Mejor ser precisos: uno de los dos compadres (Brendan Gleeson) retira el saludo a su compañero de borracheras y paseos (Colin Farrell) ante la estupefacción general: «Es que ya no me caes bien», justifica. Colm (Gleeson) vive solo en una cala alejada del pueblo y se tiene por compositor y diestro violinista. Pádraic (Farrell) es un tipo simplón que vive con su hermana (Kerry Condon), dedicado a cuidar vacas y ponis. Todos los días quedan a las dos para tomar una pinta en el pub. Así que cuando Colm le cierra la puerta, el mundo del pobre Pádraic se viene abajo. Primero se pregunta si ha hecho algo para ofenderle. Después se ve incapaz de asumir que su amistad se haya roto, aunque su lacónico colega amenace con cortarse un dedo de la mano cada vez que le hable.

Colin Farrell en 'Almas en pena de Inisherin'.

Estamos en 1923 y los últimos cañonazos de la Guerra Civil irlandesa resuenan en el continente. Pádraic es veinte años mayor que su amigo. Considera que el tiempo se le acaba, así que no puede perderlo en charlas banales y se emplea a fondo en su música. «¿Te dedicas totalmente a tu vida de artista y haces caso omiso de los amigos, los amantes o la familia? ¿El trabajo es lo más importante? ¿No importan los cadáveres que dejes por el camino?», se interroga Martin McDonagh. «Es un debate cuya solución no puedo ofrecer ni yo ni la película. No creo que tengas que ser una persona que se autoflagela, oscura u odiosa para dedicarte a cualquier tipo de arte, incluso un arte oscuro. La película explora ese interesante enigma».

'Almas en pena de Inisherin' parte de una anécdota mínima y va abandonando poco a poco el costumbrismo simpático para penetrar en sendas dramáticas, macabras y hasta metafísicas. Las risas van dando paso a la melancolía, la tristeza y el pesimismo. Nos movemos en el territorio de una parábola que se interroga sobre el valor de la bondad frente a la inteligencia. En un país castigado históricamente por la violencia como Irlanda, resulta inevitable entender el filme como una explicación al origen del odio entre hermanos que conduce a la guerra. A la maestría de McDonagh para ir sumando capas de complejidad a la trama se suma su mano en unos diálogos perfectos, donde no falta ni sobra una coma. La soledad, el maltrato, la familia y el pueblo como infierno son temas que aborda una película que administra sabiamente el protagonismo de los personajes.

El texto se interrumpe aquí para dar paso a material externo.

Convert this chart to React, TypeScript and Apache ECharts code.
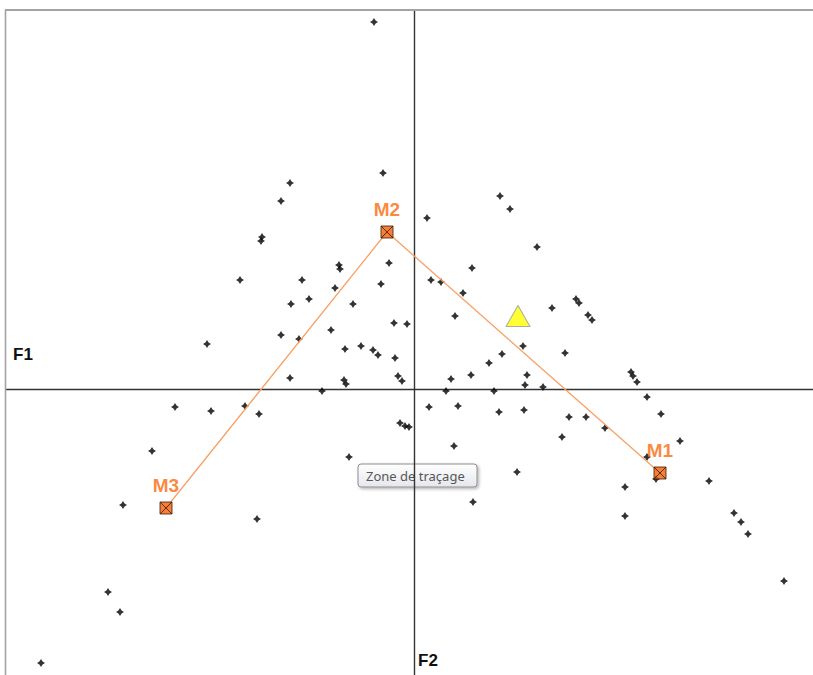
import React, { useEffect, useRef } from "react";
import * as echarts from "echarts";

// Factor-plane coordinates (F1 horizontal, F2 vertical) of the observations
const observations: [number, number][] = [
  [-0.40, 3.67], [-0.31, 2.16], [-1.24, 2.06], [-1.33, 1.88], [-1.52, 1.52],
  [-1.53, 1.48], [-1.74, 1.09], [-2.07, 0.45], [-1.12, 1.09], [-0.75, 1.24],
  [-0.74, 1.20], [-0.25, 1.26], [-0.33, 1.05], [-0.79, 1.01], [-1.05, 0.90],
  [-1.23, 0.85], [-0.61, 0.85], [-0.20, 0.66], [-0.07, 0.65], [-1.33, 0.54],
  [-1.15, 0.50], [-0.83, 0.59], [-0.69, 0.40], [-0.53, 0.43], [-0.41, 0.39],
  [-0.36, 0.34], [-0.19, 0.31], [-1.24, 0.11], [-0.70, 0.09], [-0.68, 0.05],
  [-0.16, 0.13], [-0.12, 0.08], [-0.92, -0.02], [-2.03, -0.22], [-1.69, -0.17],
  [-1.55, -0.25], [-0.14, -0.34], [-0.09, -0.37], [-0.05, -0.38], [0.13, 1.71],
  [0.17, 1.09], [0.15, -0.18], [0.86, 1.93], [0.96, 1.80], [1.23, 1.42],
  [0.58, 1.21], [0.27, 1.07], [0.49, 0.96], [0.41, 0.73], [1.62, 0.90],
  [1.65, 0.86], [1.38, 0.81], [1.74, 0.74], [1.78, 0.69], [1.09, 0.43],
  [0.88, 0.35], [0.75, 0.26], [1.51, 0.36], [0.37, 0.10], [0.57, 0.14],
  [1.13, 0.14], [1.11, 0.04], [1.29, 0.02], [0.32, -0.02], [0.80, -0.02],
  [2.17, 0.17], [2.19, 0.13], [2.23, 0.07], [2.33, -0.08], [2.47, -0.25],
  [0.44, -0.17], [0.85, -0.23], [1.10, -0.21], [1.55, -0.28], [1.72, -0.28],
  [1.91, -0.39], [0.40, -0.57], [1.48, -0.48], [2.33, -0.68], [2.42, -0.90],
  [2.11, -0.98], [1.03, -0.83], [0.59, -1.13], [2.66, -0.52], [-2.39, -0.18],
  [-2.62, -0.62], [-2.91, -1.16], [-3.06, -2.03], [-2.94, -2.23], [-3.73, -2.74],
  [-1.57, -1.30], [-0.65, -0.68], [2.95, -0.92], [3.20, -1.24], [3.27, -1.33],
  [3.34, -1.45], [3.70, -1.92], [2.11, -1.27],
];

// Class centroids, joined in the order M3 → M2 → M1
const centroidNames: string[] = ["M3", "M2", "M1"];
const centroidX: number[] = [-2.48, -0.27, 2.46];
const centroidY: number[] = [-1.19, 1.57, -0.84];

// Supplementary point (yellow triangle)
const supplementary: [number, number][] = [[1.04, 0.73]];

const axisNames = { x: "F1", y: "F2" };
const hintText = "Zone de traçage";

const starPath =
  "path://M0,-3.5 L1.4,-1.4 L3.5,0 L1.4,1.4 L0,3.5 L-1.4,1.4 L-3.5,0 L-1.4,-1.4 Z";
const boxCrossPath = "path://M0,0 L10,0 L10,10 L0,10 Z M0,0 L10,10 M10,0 L0,10";

const ORANGE = "#fa6a0a";

export default function App() {
  const ref = useRef<HTMLDivElement>(null);

  useEffect(() => {
    if (!ref.current) return;
    const chart = echarts.init(ref.current, undefined, { renderer: "svg" });

    const centroids = centroidNames.map((name, i) => ({
      name,
      value: [centroidX[i], centroidY[i]],
    }));

    chart.setOption({
      animation: false,
      backgroundColor: "#ffffff",
      grid: { left: 6, top: 10, right: 0, bottom: 0, containLabel: false },
      xAxis: {
        type: "value",
        min: -4.08,
        max: 3.99,
        axisLine: { onZero: true, lineStyle: { color: "#333333", width: 1.4 } },
        axisTick: { show: false },
        axisLabel: { show: false },
        splitLine: { show: false },
      },
      yAxis: {
        type: "value",
        min: -2.86,
        max: 3.79,
        axisLine: { onZero: true, lineStyle: { color: "#333333", width: 1.4 } },
        axisTick: { show: false },
        axisLabel: { show: false },
        splitLine: { show: false },
      },
      series: [
        {
          type: "scatter",
          data: observations,
          symbol: starPath,
          symbolSize: 8,
          itemStyle: { color: "#000000" },
          z: 2,
        },
        {
          type: "line",
          data: centroids.map((c) => c.value),
          symbol: "none",
          lineStyle: { color: "#f9a066", width: 1.3 },
          z: 3,
        },
        {
          type: "scatter",
          data: centroids,
          symbol: boxCrossPath,
          symbolSize: 12,
          itemStyle: { color: "#f46008", borderColor: "#3a1a08", borderWidth: 1 },
          label: {
            show: true,
            position: "top",
            distance: 7,
            formatter: (p: any) => p.name,
            color: ORANGE,
            fontFamily: "Liberation Sans, Arial, sans-serif",
            fontWeight: "bold",
            fontSize: 19,
          },
          z: 4,
        },
        {
          type: "scatter",
          data: supplementary,
          symbol: "triangle",
          symbolSize: [24, 21],
          itemStyle: { color: "#ffff00", borderColor: "#9a9a9a", borderWidth: 1 },
          z: 4,
        },
      ],
      graphic: [
        {
          type: "line",
          shape: { x1: 5.5, y1: 10, x2: 5.5, y2: 675 },
          style: { stroke: "#a3a3a3", lineWidth: 1.6 },
          z: 10,
        },
        {
          type: "line",
          shape: { x1: 5, y1: 10, x2: 813, y2: 10 },
          style: { stroke: "#a3a3a3", lineWidth: 2 },
          z: 10,
        },
        {
          type: "text",
          x: 13,
          y: 354,
          style: {
            text: axisNames.x,
            fill: "#111111",
            font: "bold 17px 'Liberation Sans', Arial, sans-serif",
            verticalAlign: "middle",
          },
          z: 10,
        },
        {
          type: "text",
          x: 418,
          y: 660,
          style: {
            text: axisNames.y,
            fill: "#111111",
            font: "bold 17px 'Liberation Sans', Arial, sans-serif",
            verticalAlign: "middle",
          },
          z: 10,
        },
        {
          type: "group",
          x: 358,
          y: 464,
          z: 20,
          children: [
            {
              type: "rect",
              shape: { x: 0, y: 0, width: 119, height: 23, r: 3 },
              style: {
                fill: new echarts.graphic.LinearGradient(0, 0, 0, 1, [
                  { offset: 0, color: "#ffffff" },
                  { offset: 1, color: "#e6e7ee" },
                ]),
                stroke: "#8e8e8e",
                lineWidth: 1,
                shadowBlur: 3,
                shadowOffsetX: 1.5,
                shadowOffsetY: 1.5,
                shadowColor: "rgba(0,0,0,0.3)",
              },
            },
            {
              type: "text",
              x: 8,
              y: 12,
              style: {
                text: hintText,
                fill: "#575757",
                font: "13px 'Noto Sans', 'Open Sans', sans-serif",
                verticalAlign: "middle",
              },
            },
          ],
        },
      ],
    });

    return () => chart.dispose();
  }, []);

  return (
    <div
      ref={ref}
      style={{ position: "fixed", left: 0, top: 0, width: 813, height: 675, background: "#fff" }}
    />
  );
}
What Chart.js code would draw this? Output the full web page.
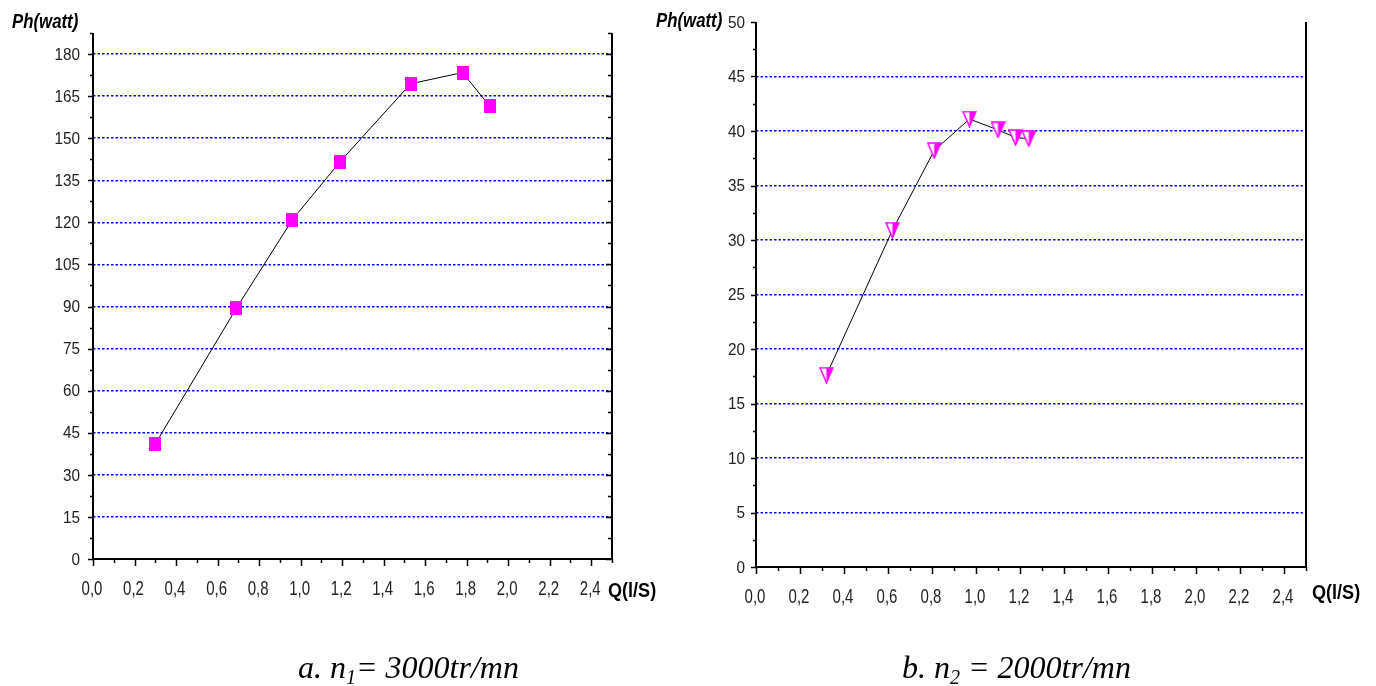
<!DOCTYPE html>
<html>
<head>
<meta charset="utf-8">
<script src="https://cdn.jsdelivr.net/npm/chart.js@4.4.1/dist/chart.umd.min.js"></script>
<style>
  body { margin: 0; background: #fff; width: 1376px; height: 686px; overflow: hidden; position: relative; }
  canvas { position: absolute; top: 0; }
  .ttl { position: absolute; font-family: 'Liberation Sans', Arial, sans-serif; font-weight: bold; color: #000; font-size: 21px; line-height: 21px; white-space: nowrap; transform-origin: 0 0; }
  .cap { position: absolute; font-family: 'Liberation Serif', 'Times New Roman', serif; font-style: italic; font-size: 32px; line-height: 32px; color: #000; white-space: nowrap; }
  .cap sub { font-size: 20px; vertical-align: -6px; line-height: 0; }
</style>
</head>
<body>
<canvas id="chart-a" width="680" height="686" style="left:0"></canvas>
<canvas id="chart-b" width="696" height="686" style="left:680px"></canvas>

<div class="ttl" style="left:12px;top:10px;font-style:italic;transform:scaleX(0.8)">Ph(watt)</div>
<div class="ttl" style="left:608px;top:579px;transform:scaleX(0.86)">Q(l/S)</div>
<div class="ttl" style="left:656px;top:9px;font-style:italic;transform:scaleX(0.8)">Ph(watt)</div>
<div class="ttl" style="left:1312px;top:581px;transform:scaleX(0.86)">Q(l/S)</div>

<div class="cap" style="left:298px;top:651px">a. n<sub>1</sub>= 3000tr/mn</div>
<div class="cap" style="left:902px;top:651px">b. n<sub>2</sub> = 2000tr/mn</div>

<script>
// Q (l/s) et Ph (watt)
const qA = [0.30, 0.69, 0.96, 1.19, 1.53, 1.78, 1.91];
const phA = [41.0, 89.3, 120.9, 141.6, 169.4, 173.4, 161.5];

const qB = [0.32, 0.62, 0.81, 0.97, 1.10, 1.18, 1.24];
const phB = [17.6, 30.9, 38.2, 41.1, 40.1, 39.4, 39.3];

// graduations
const xTicks = [0, 0.2, 0.4, 0.6, 0.8, 1.0, 1.2, 1.4, 1.6, 1.8, 2.0, 2.2, 2.4];
const yTicksA = [0, 15, 30, 45, 60, 75, 90, 105, 120, 135, 150, 165, 180];
const yTicksB = [0, 5, 10, 15, 20, 25, 30, 35, 40, 45, 50];

const fuente = "'Liberation Sans', Arial, sans-serif";

// marcadores
function marcaCuadrado() {
    const c = document.createElement("canvas");
    c.width = 12; c.height = 14;
    const g = c.getContext("2d");
    g.fillStyle = "#ff00ff";
    g.fillRect(0, 0, 12, 14);
    return c;
}
function marcaTriangulo() {
    const c = document.createElement("canvas");
    c.width = 15; c.height = 17;
    const g = c.getContext("2d");
    g.fillStyle = "#fff";
    g.beginPath(); g.moveTo(1, 1); g.lineTo(14, 1); g.lineTo(7.5, 16); g.closePath(); g.fill();
    g.fillStyle = "#ff00ff";
    g.beginPath(); g.moveTo(7.5, 1); g.lineTo(14, 1); g.lineTo(7.5, 16); g.closePath(); g.fill();
    g.strokeStyle = "#ff00ff"; g.lineWidth = 1.5;
    g.beginPath(); g.moveTo(1, 1); g.lineTo(14, 1); g.lineTo(7.5, 16); g.closePath(); g.stroke();
    return c;
}

// texto estrecho (tipo Arial Narrow)
function textoEstrecho(ctx, t, x, y, sx, align) {
    ctx.save();
    ctx.translate(x, y);
    ctx.scale(sx, 1);
    ctx.textAlign = align;
    ctx.fillText(t, 0, 0);
    ctx.restore();
}

// ejes, marco, marcas menores y etiquetas
const marco = {
    id: "marco",
    afterDatasetsDraw(chart, args, opts) {
        const { ctx, chartArea: a } = chart;
        const xs = chart.scales.x, ys = chart.scales.y;
        ctx.save();
        ctx.strokeStyle = "#000";
        ctx.lineWidth = 1.5;
        ctx.beginPath();
        const nY = Math.round((ys.max - ys.min) / opts.yStep);
        for (let i = 0; i <= nY; i++) {
            const v = ys.min + i * opts.yStep;
            const py = Math.round(ys.getPixelForValue(v)) + 0.5;
            const mayor = i % 2 === 0;
            ctx.moveTo(a.left, py); ctx.lineTo(a.left - (mayor ? 5 : 3), py);
            if (opts.rightTicks) { ctx.moveTo(a.right, py); ctx.lineTo(a.right - (mayor ? 6 : 4), py); }
        }
        const nX = Math.round((xs.max - xs.min) / 0.1);
        for (let i = 0; i <= nX; i++) {
            const px = Math.round(xs.getPixelForValue(i * 0.1)) + 0.5;
            ctx.moveTo(px, a.bottom); ctx.lineTo(px, a.bottom + (i % 2 === 0 ? 7 : 4));
        }
        ctx.stroke();
        ctx.lineWidth = 2;
        ctx.beginPath();
        ctx.moveTo(a.left, a.top); ctx.lineTo(a.left, a.bottom);
        ctx.lineTo(a.right, a.bottom); ctx.lineTo(a.right, a.top);
        ctx.stroke();

        // etiquetas
        ctx.fillStyle = "#222";
        ctx.textBaseline = "middle";
        ctx.font = "17px " + fuente;
        opts.yTicks.forEach(v => {
            textoEstrecho(ctx, String(v), a.left - opts.yPad, ys.getPixelForValue(v) + 1, 0.9, "right");
        });
        ctx.font = "20px " + fuente;
        xTicks.forEach(v => {
            textoEstrecho(ctx, v.toFixed(1).replace(".", ","), xs.getPixelForValue(v) - 1, a.bottom + 30, 0.75, "center");
        });
        ctx.restore();
    }
};

function crear(id, q, ph, marca, yTicks, yMax, yStep, yPad, layout, rightTicks) {
    const ctx = document.getElementById(id).getContext("2d");
    return new Chart(ctx, {
        type: "scatter",
        data: {
            datasets: [{
                data: q.map((v, i) => ({ x: v, y: ph[i] })),
                showLine: true,
                borderColor: "#000",
                borderWidth: 1,
                tension: 0,
                pointStyle: marca,
                pointRadius: 7,
                pointHoverRadius: 7
            }]
        },
        options: {
            responsive: false,
            animation: false,
            layout: { padding: layout.padding },
            plugins: { legend: { display: false }, tooltip: { enabled: false }, marco: { yStep, rightTicks, yTicks, yPad } },
            scales: {
                x: {
                    type: "linear", min: 0, max: 2.5,
                    afterBuildTicks: s => { s.ticks = xTicks.map(v => ({ value: v })); },
                    afterFit: s => { s.height = layout.xH; },
                    grid: { display: false, drawTicks: false },
                    border: { display: false },
                    ticks: { display: false }
                },
                y: {
                    type: "linear", min: 0, max: yMax,
                    afterBuildTicks: s => { s.ticks = yTicks.map(v => ({ value: v })); },
                    afterFit: s => { s.width = layout.yW; },
                    grid: {
                        drawTicks: false, lineWidth: 1.5,
                        color: c => (c.tick && c.tick.value > 0 && c.tick.value < yMax - 0.001) ? "#0000ff" : "rgba(0,0,0,0)"
                    },
                    border: { display: false, dash: [2.5, 2] },
                    ticks: { display: false }
                }
            }
        },
        plugins: [marco]
    });
}

crear("chart-a", qA, phA, marcaCuadrado(), yTicksA, 187.5, 7.5, 13,
    { padding: { left: 0, right: 68, top: 33, bottom: 0 }, yW: 93, xH: 127 }, true);
crear("chart-b", qB, phB, marcaTriangulo(), yTicksB, 50, 2.5, 11,
    { padding: { left: 0, right: 70, top: 22, bottom: 0 }, yW: 76, xH: 119 }, false);
</script>
</body>
</html>
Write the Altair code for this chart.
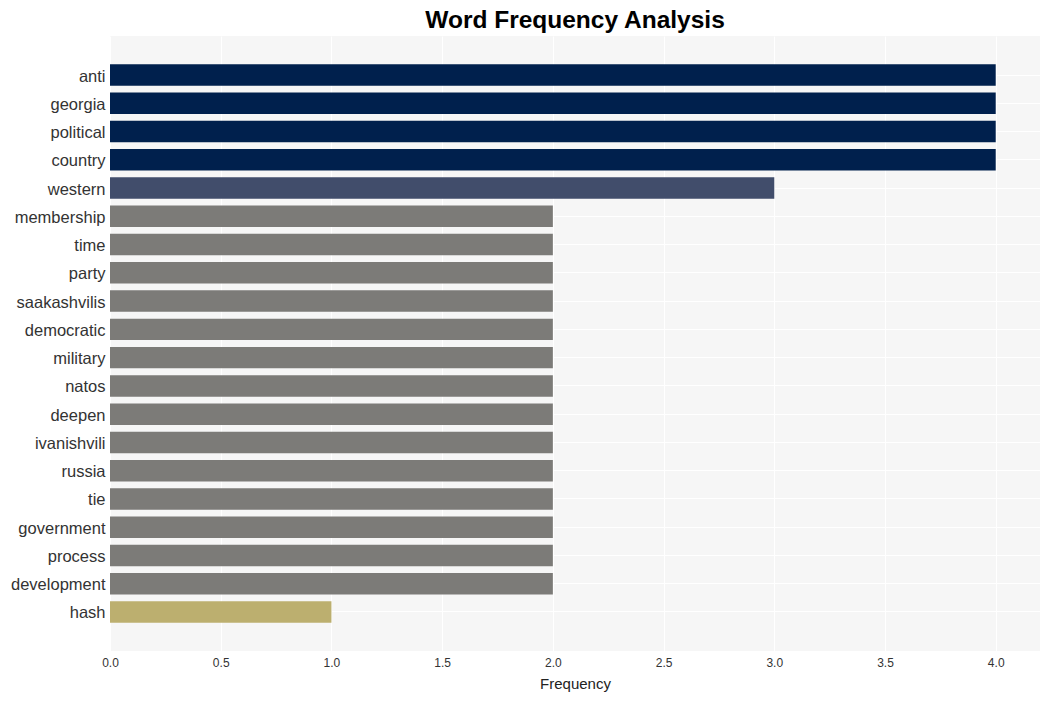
import altair as alt
import pandas as pd

words = ["anti", "georgia", "political", "country", "western", "membership", "time",
         "party", "saakashvilis", "democratic", "military", "natos", "deepen",
         "ivanishvili", "russia", "tie", "government", "process", "development", "hash"]
freqs = [4, 4, 4, 4, 3, 2, 2, 2, 2, 2, 2, 2, 2, 2, 2, 2, 2, 2, 2, 1]

freq_levels = [4, 3, 2, 1]
freq_colors = ["#00204d", "#414d6b", "#7c7b78", "#bcaf6f"]

df = pd.DataFrame({"word": words, "freq": freqs})

bars = alt.Chart(df).mark_bar().encode(
    x=alt.X("freq:Q", title="Frequency",
            scale=alt.Scale(domain=[0, 4.2], nice=False, zero=True),
            axis=alt.Axis(values=[0, 0.5, 1, 1.5, 2, 2.5, 3, 3.5, 4], format=".1f",
                          ticks=False, domain=False, grid=True, gridColor="white",
                          gridWidth=1, labelFontSize=12, labelColor="#333333",
                          labelPadding=6, labelFont="Liberation Sans", labelFlush=False,
                          titleFont="Liberation Sans", titleFontSize=15,
                          titleFontWeight="normal", titleColor="#222222",
                          titlePadding=8)),
    y=alt.Y("word:N", sort=words, title=None,
            scale=alt.Scale(paddingInner=0.24, paddingOuter=1.0),
            axis=alt.Axis(ticks=False, domain=False, grid=True, gridColor="white",
                          gridWidth=1, labelFontSize=16.5, labelColor="#333333",
                          labelPadding=5, labelOffset=1.5, labelFont="Liberation Sans")),
    color=alt.Color("freq:O", scale=alt.Scale(domain=freq_levels, range=freq_colors),
                    legend=None),
)

chart = bars.properties(
    width=930, height=615,
    background="white",
    padding={"left": 110, "top": 36, "right": 10, "bottom": 50},
    autosize=alt.AutoSizeParams(type="none"),
    title=alt.TitleParams("Word Frequency Analysis", fontSize=24.5, font="Liberation Sans",
                          fontWeight="bold", color="#000000", anchor="middle", offset=3),
).configure_view(fill="#f6f6f6", stroke="transparent", strokeWidth=0)

chart.save("out.html", embed_options={"renderer": "svg", "actions": False})
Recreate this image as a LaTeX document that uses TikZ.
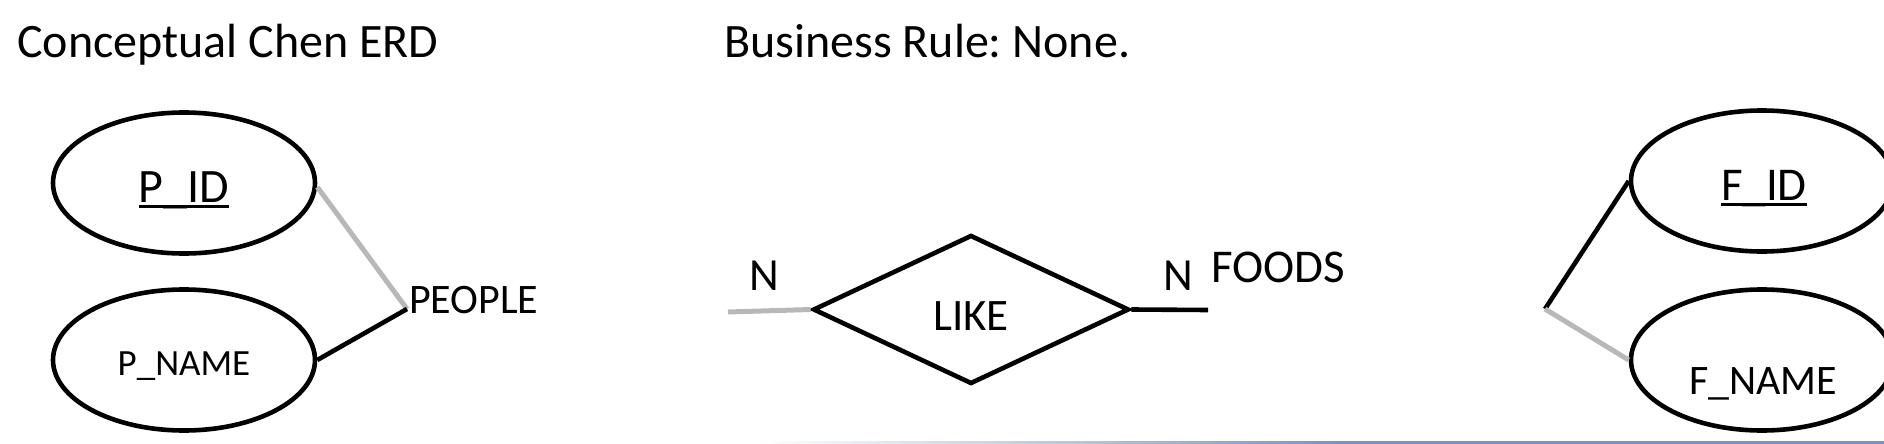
\documentclass[tikz,border=0pt]{standalone}
\usepackage{fontspec}
\setmainfont{Carlito}
\usetikzlibrary{shapes.geometric}
\frenchspacing
\newcommand\myul[1]{\setbox0\hbox{#1}\rlap{\rule[-6pt]{\wd0}{2.8pt}}\box0}
\newcommand\fs[1]{\fontsize{#1}{#1}\selectfont}
\definecolor{barblue}{RGB}{112,150,200}
\begin{document}
\begin{tikzpicture}[x=1pt,y=-1pt,
  attr/.style={ellipse,draw,line width=4.6pt,minimum width=262pt,minimum height=141pt,inner sep=0pt},
  rel/.style={diamond,draw,line width=4.6pt,minimum width=316pt,minimum height=149pt,inner sep=0pt},
  lbl/.style={inner sep=0pt,anchor=base},
  solidlink/.style={line width=4.6pt,black},
  softlink/.style={line width=5pt,black!28}]
\useasboundingbox (0,0) rectangle (1884,444);
\clip (0,0) rectangle (1884,444);
% titles
\node[lbl,anchor=base west] (t1) at (17,58) {\fs{48}Conceptual Chen ERD};
\node[lbl,anchor=base west] (t2) at (724,58) {\fs{48}Business Rule: None.};
% PEOPLE side
\node[attr] (pid) at (184,183) {};
\node[attr] (pname) at (184,360) {};
\node[lbl] (pidt) at (184,202) {\fs{48}\myul{P\_ID}};
\node[lbl] (pnamet) at (184,375) {\fs{37}P\_NAME};
\node[lbl,anchor=base west] (people) at (409,313) {\fs{42}PEOPLE};
\coordinate (pj) at (407,309);
\draw[softlink] (pid.east) ++(0,4) -- (pj);
\draw[solidlink] (pname.east) -- (pj);
% relationship
\node[rel] (like) at (971,309.5) {};
\node[lbl] (liket) at (971,330) {\fs{45}LIKE};
\coordinate (lend) at (728,312);
\coordinate (rend) at (1208,310);
\draw[softlink] (lend) -- (like.west);
\draw[solidlink] (like.east) -- (rend);
\node[lbl] (n1) at (764,290) {\fs{46}N};
\node[lbl] (n2) at (1178,290) {\fs{46}N};
\node[lbl,anchor=base west] (foods) at (1211,282) {\fs{47}FOODS};
% FOODS side
\node[attr] (fid) at (1762,181) {};
\node[attr] (fname) at (1762,360) {};
\node[lbl] (fidt) at (1764,200) {\fs{47}\myul{F\_ID}};
\node[lbl] (fnamet) at (1763,394) {\fs{42}F\_NAME};
\coordinate (fj) at (1545,309);
\draw[solidlink] (fj) -- (fid.west);
\draw[softlink] (fj) -- (fname.west);
% bottom bar
\shade[left color=white,right color=barblue] (760,441) rectangle (1340,444);
\fill[barblue] (1340,441) rectangle (1884,444);
\end{tikzpicture}
\end{document}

Brendan Gleeson borda un personaje incomodísimo, duro, callado, inflexible. Un resucitado Colin Farrell también deslumbra en la piel de un buen hombre sin demasiadas luces, incapaz de asimilar el fin de la amistad. El director quería que los personajes secundarios «tuvieran sus propias y singulares vidas; como existe esa pequeña guerra entre estos dos hombres, necesitas saber cómo va a reaccionar el pueblo en el que viven, cómo se enfrentan a ese problema y de qué lado van a estar». Si hay un villano en esta historia es el brutal policía local, retratado con tanta precisión como su hijo -el idiota del pueblo-, el tabernero, el cura, la vieja bruja encarnación de la 'banshee' y la hermana de Pádraic, la única que lee y la primera en entender que la vida en ese villorrio de chalados no tiene futuro. «Los directores no suelen querer que el público se ponga triste», justifica Martin McDonagh. «Pero formaba parte de la película: una triste verdad sobre esta historia, sobre Irlanda en ese momento y tal vez sobre la vida».